I’ve always bruised easily. I’m anemic and lazy about it, and more often than not I’m sporting a bruise with an origin I cannot recall or explain. Whatever occurred was either minor or fleeting, and the pain is forgotten until this mysterious splotch appears, and then it seems to be all I can think about. I constantly bump it and cringe, fresh waves of discomfort which warrant much more attention than the original wound.

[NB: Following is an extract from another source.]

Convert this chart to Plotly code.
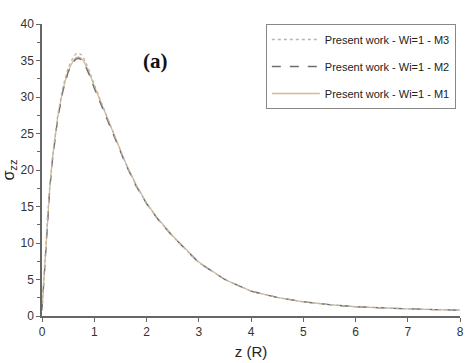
import plotly.graph_objects as go

z = [0, 0.05, 0.1, 0.15, 0.2, 0.3, 0.4, 0.5, 0.6, 0.65, 0.7, 0.75, 0.8, 0.9, 1.0, 1.2, 1.4, 1.6,
     1.8, 2.0, 2.2, 2.5, 3.0, 3.5, 4.0, 4.5, 5.0, 5.5, 6.0, 6.5, 7.0, 7.5, 8.0]

m1 = [0.8, 7.0, 13.0, 17.7, 21.5, 27.2, 31.0, 33.6, 35.0, 35.4, 35.5, 35.3, 34.9, 33.4, 31.5, 28.0, 24.5, 21.0,
      18.0, 15.5, 13.5, 11.0, 7.4, 5.0, 3.4, 2.55, 1.95, 1.55, 1.27, 1.1, 0.98, 0.88, 0.8]
m2 = [0.8, 6.8, 12.8, 17.5, 21.3, 27.0, 30.8, 33.4, 34.8, 35.2, 35.3, 35.1, 34.7, 33.1, 31.2, 27.7, 24.2, 20.8,
      17.8, 15.4, 13.4, 10.9, 7.3, 5.0, 3.4, 2.55, 1.95, 1.55, 1.27, 1.1, 0.98, 0.88, 0.8]
m3 = [0.8, 7.1, 13.2, 17.9, 21.8, 27.5, 31.4, 34.0, 35.5, 35.9, 36.0, 35.8, 35.3, 33.7, 31.7, 28.1, 24.4, 20.9,
      17.9, 15.4, 13.4, 10.9, 7.3, 5.0, 3.4, 2.55, 1.95, 1.55, 1.27, 1.1, 0.98, 0.88, 0.8]

names = ["Present work - Wi=1 - M1", "Present work - Wi=1 - M2", "Present work - Wi=1 - M3"]

fig = go.Figure()
fig.add_trace(go.Scatter(x=z, y=m1, mode="lines", name=names[0], legendgroup="g1", legendrank=3,
                         line=dict(color="#d9b98c", width=1.3)))
fig.add_trace(go.Scatter(x=z, y=m2, mode="lines", name=names[1], legendgroup="g2", legendrank=2,
                         line=dict(color="#6e6e6e", width=1.3, dash="dash")))
fig.add_trace(go.Scatter(x=z, y=m3, mode="lines", name=names[2], legendgroup="g3", legendrank=1,
                         line=dict(color="#b5b5b5", width=1.3, dash="dot")))

fig.add_annotation(x=2.17, y=35, xref="x", yref="y", text="<b>(a)</b>", showarrow=False,
                   font=dict(family="Liberation Serif", size=21, color="#111"))

axis_common = dict(showline=True, linecolor="#666", linewidth=1.5, ticks="outside",
                   tickcolor="#666", ticklen=4, tickwidth=1, showgrid=False, zeroline=False,
                   automargin=False,
                   tickfont=dict(family="Liberation Sans", size=12, color="#333"))

fig.update_xaxes(range=[0, 8], dtick=1, tick0=0,
                 title=dict(text="z (R)", font=dict(family="Liberation Sans", size=15, color="#222"),
                            standoff=8),
                 **axis_common)
fig.update_yaxes(range=[0, 40], dtick=5, tick0=0,
                 minor=dict(dtick=2.5, ticks="outside", ticklen=3, tickcolor="#666"),
                 title=dict(text="σ<sub>zz</sub>", font=dict(family="Liberation Sans", size=16, color="#222"),
                            standoff=6),
                 **axis_common)

fig.update_layout(
    width=474, height=363,
    margin=dict(l=42, r=14, t=24, b=47),
    plot_bgcolor="white", paper_bgcolor="white",
    legend=dict(x=0.99, y=1.0, xanchor="right", yanchor="top",
                traceorder="grouped", tracegroupgap=8,
                bordercolor="#888", borderwidth=1, bgcolor="white",
                itemwidth=48,
                font=dict(family="Liberation Sans", size=11, color="#222")),
)

fig.write_html("out.html", config={"displayModeBar": False},
               post_script="document.body.style.margin='0';document.body.style.padding='0';")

My mom just told me that she and her husband Ron (only to be said in the same tone as Kenneth the page from 30 Rock when referencing his mom and her Ron) are selling the house in Perryville. I’ve known for some time that this would happen; it was inevitable, but it always felt like a distant future inevitability. I never expected or even wanted her to hold onto the house forever. It seems selfish and wasteful to even think such a thing, just leaving a house to sit empty. I just expected it to take longer. The basement was an absolute wreck, the yard was in bad shape, there is still a piano in my old room and prom dresses hanging in my old closet, and who really has time to handle all the things that go along with making a house sale ready? But apparently the time has come.
It isn’t like it feels like a home anymore, anway. It’s empty, and sad, and it seems as though the only things left serve as reminders of why no one is there anymore. Various things of Dad’s are still on shelves in his old closet. Nothing meaningful or keep-worthy, just things you don’t quite know what to do with; old lighters and irrelevant bank paperwork, maybe a pair of shoes. Things that would be tossed without a thought if they were my possessions and I was cleaning out a closet or getting ready to move. Things that only seem to take on meaning once a person is gone. The objects themselves have no inherent value, not monetary or sentimental, but it seems weirdly wrong to just throw them out with the expired food and paper towels used for cleaning. But I digress.
My father’s father built that house. My dad lived there from childhood till death, building onto the original structure as the family grew. My sisters and I grew up there. We each had a tree in the yard that our dad planted specifically for us. It was a hub for slumber parties that weird summer when my parents always seemed to be traveling. I had my heart broken for the first time on that front porch. I got my one and only remaining scar on those back steps, when I didn’t know better than to try to pick up the dropped dog biscuits in the presence of Peaches, the meanest cocker spaniel to ever live. They weren’t all good memories, to be sure, but most of my growing up memories involved that house and that yard.
To be fair, it isn’t like I visit Perryville with any kind of frequency. I don’t care to spend time there; it doesn’t call to me like home used to. One of the very first things I see every time I go back is the Thomas G. Tucker Memorial sign on the bypass. I am no longer close with anyone who still lives in Perryville. My family tends to gather at my sister’s place in Ballwin for holidays.
I don’t know what exactly it is that bothers me about the idea of the house being gone. It’s like I’m trying to grab onto something that’s been gone for years, and I’m only now noticing it. But whatever the rhyme or reason, this is a bruise that I just keep bumping, and I’m surprised I didn’t notice it sooner.